All’indomani dello spoglio elettorale sulle elezioni amministrative 2021, Angelo Panebianco, politologo, saggista e editorialista del Corriere della Sera, ha analizzato per Lumsanews le prospettive future dei principali partiti italiani.
Il centrosinistra ha vinto queste elezioni amministrative. Secondo lei cosa ha sbagliato il centrodestra e quanto hanno pesato le sue scelte sull’astensione dal voto?
“I candidati del centrodestra sicuramente non erano quelli più adeguati e questo ha pesato sull’astensione, che solitamente pesa più a destra che a sinistra nelle amministrative. Certamente la combinazione di candidati donna trainanti e di una storica scarsa disponibilità al voto dell’elettorato del centrodestra ha influito. Più in generale però ha pesato la disattenzione, un elemento che va molto al di là dei problemi del centrodestra. Vorrei ricordare poi che le elezioni amministrative sono diverse da quelle nazionali, perché si svolgono con un sistema elettorale diverso, in cui conta la qualità dei candidati. Dunque avere selezionato un candidato giusto, avere localmente una classe dirigente più autorevole e credibile dà necessariamente un vantaggio (e storicamente questo vantaggio è andato quasi sempre al centrosinistra). Stavolta però ci sono state alcune differenze, che riguardano proprio il centrodestra. La principale delle quali è stata data dalla dura sconfitta della Lega al nord, in particolare a Milano e a Torino. Questo aprirà sicuramente dei conflitti all’interno del centrodestra”.

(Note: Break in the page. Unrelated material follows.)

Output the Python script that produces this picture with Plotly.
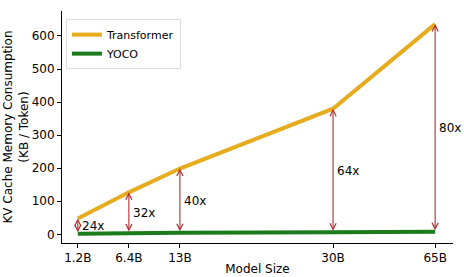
import plotly.graph_objects as go

model_sizes = ["1.2B", "6.4B", "13B", "30B", "65B"]
x_positions = [0, 1, 2, 5, 7]
transformer = [48, 127, 199, 380, 636]
yoco = [2, 4, 5, 6, 8]
ratios = ["24x", "32x", "40x", "64x", "80x"]

gold = "#E6AC1E"
green = "#1B7A1B"
red = "#B03030"
font = "DejaVu Sans"

fig = go.Figure()
fig.add_trace(go.Scatter(x=x_positions, y=transformer, mode="lines", name="Transformer",
                         line=dict(color=gold, width=4)))
fig.add_trace(go.Scatter(x=x_positions, y=yoco, mode="lines", name="YOCO",
                         line=dict(color=green, width=4)))

for xp, t, y, r in zip(x_positions, transformer, yoco, ratios):
    fig.add_annotation(x=xp, y=t, ax=xp, ay=y, xref="x", yref="y", axref="x", ayref="y",
                       showarrow=True, arrowside="end+start", arrowhead=5, arrowsize=1.1,
                       arrowwidth=1.1, arrowcolor=red, text="")
    fig.add_annotation(x=xp, y=(t + y) / 2, xref="x", yref="y", text=r, showarrow=False,
                       xanchor="left", xshift=2, font=dict(family=font, size=12, color="black"))

fig.update_layout(
    width=464, height=277,
    margin=dict(l=62, r=11, t=11, b=34),
    plot_bgcolor="white", paper_bgcolor="white",
    font=dict(family=font, size=12, color="black"),
    showlegend=True,
    legend=dict(x=0.01, y=0.965, xanchor="left", yanchor="top", bordercolor="#dddddd",
                borderwidth=1, bgcolor="rgba(255,255,255,0.9)", font=dict(size=11),
                tracegroupgap=0, itemwidth=30),
)
fig.update_xaxes(range=[-0.31, 7.35], tickvals=x_positions, ticktext=model_sizes,
                 showline=True, linecolor="black", linewidth=1, ticks="outside", ticklen=4,
                 tickcolor="black", showgrid=False, zeroline=False, automargin=False,
                 title=dict(text="Model Size", font=dict(size=12), standoff=0))
fig.update_yaxes(range=[-26.3, 675.6], tickvals=[0, 100, 200, 300, 400, 500, 600],
                 showline=True, linecolor="black", linewidth=1, ticks="outside", ticklen=4,
                 tickcolor="black", showgrid=False, zeroline=False, automargin=False,
                 title=dict(text="KV Cache Memory Consumption<br>(KB / Token)", font=dict(size=12), standoff=0))

fig.write_html("out.html")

Ecco, quanto influirà questo voto sugli equilibri del centrodestra e anche del centrosinistra?
“Credo che gli equilibri saranno scossi soprattutto in relazione alle elezioni del presidente della Repubblica. È possibile che ora la competizione tra Matteo Salvini e Giorgia Meloni porti il primo a stipulare un qualche tipo di accordo con la sinistra per le elezioni presidenziali. Ci potrebbero essere anche accordi da parte di Fratelli d’Italia, ma comunque in competizione con quelli di Salvini. Per quanto riguarda il centrosinistra poi anche lì c’è una difficoltà non da poco data dalla prevista frana dei 5 Stelle che creerà problemi all’interno del partito e inevitabilmente anche al Pd che al momento è orientato a un’alleanza con il Movimento. Dico al momento perché poi in sede di voto nazionale le cose potrebbero cambiare. Credo però che adesso il segretario del Pd, che ha rincorso i 5 Stelle su certe proposte, dovrebbe raddrizzare la sua strategia in funzione di un voto nazionale che prima o poi ci sarà”.
A proposito di 5 Stelle, in queste elezioni solo l’alleanza con il Pd gli ha permesso di trionfare. È il crollo definitivo di un progetto?
“Il progetto del Movimento era già crollato da un pezzo. Si sapeva che il caso dei 5 Stelle fosse un caso di “flash party”, un partito lampo che entra, ottiene grandi successi e poi è destinato a ridimensionarsi considerevolmente, e questo è accaduto praticamente dappertutto. Ma il crollo era praticamente previsto e scontato. Prima i 5 Stelle pensavano di poter usare la popolarità che Giuseppe Conte aveva ottenuto per tamponare questa discesa ma questo non è accaduto e adesso Conte è in difficoltà all’interno del partito, con l’ala dura farà sentire pesantemente la sua voce. Non credo però che tutto questo abbia immediati riflessi sul governo”.
Quanto influirà questo voto sul governo e sulla corsa al Quirinale?
“La partita della presidenza della Repubblica e la partita del governo sono strettamente intrecciate. Se sorgerà un movimento teso a portare Mario Draghi alla presidenza automaticamente questo metterà in difficoltà il governo. Questo non significa necessariamente elezioni anticipate, anche perché un presidente appena eletto è difficile che sciolga subito le Camere. Potrebbe esserci un’altra soluzione parlamentare ma certamente solo un elezione di Draghi al Quirinale avrebbe dei riflessi immediati sul governo, nel senso che si dovrebbe o andare a elezioni anticipate o scegliere un’altra personalità in grado di tenere insieme una coalizione molto ampia. La mia impressione però è che buona parte del Parlamento e dei partiti non abbia voglia di andare alle elezioni immediate anche perché il Pd sa bene che i suoi attuali successi non sono completamente suoi. Voglio dire: Matteo Lepore a Bologna avrebbe vinto anche in caso di arretramento del Pd perché c’era una coalizione di forze importante che lo sosteneva. A Milano poi il successo è stato soprattutto personale di Giuseppe Sala, che non è nemmeno iscritto al Pd. Il Pd più che altro ha ottenuto un buon risultato di lista”.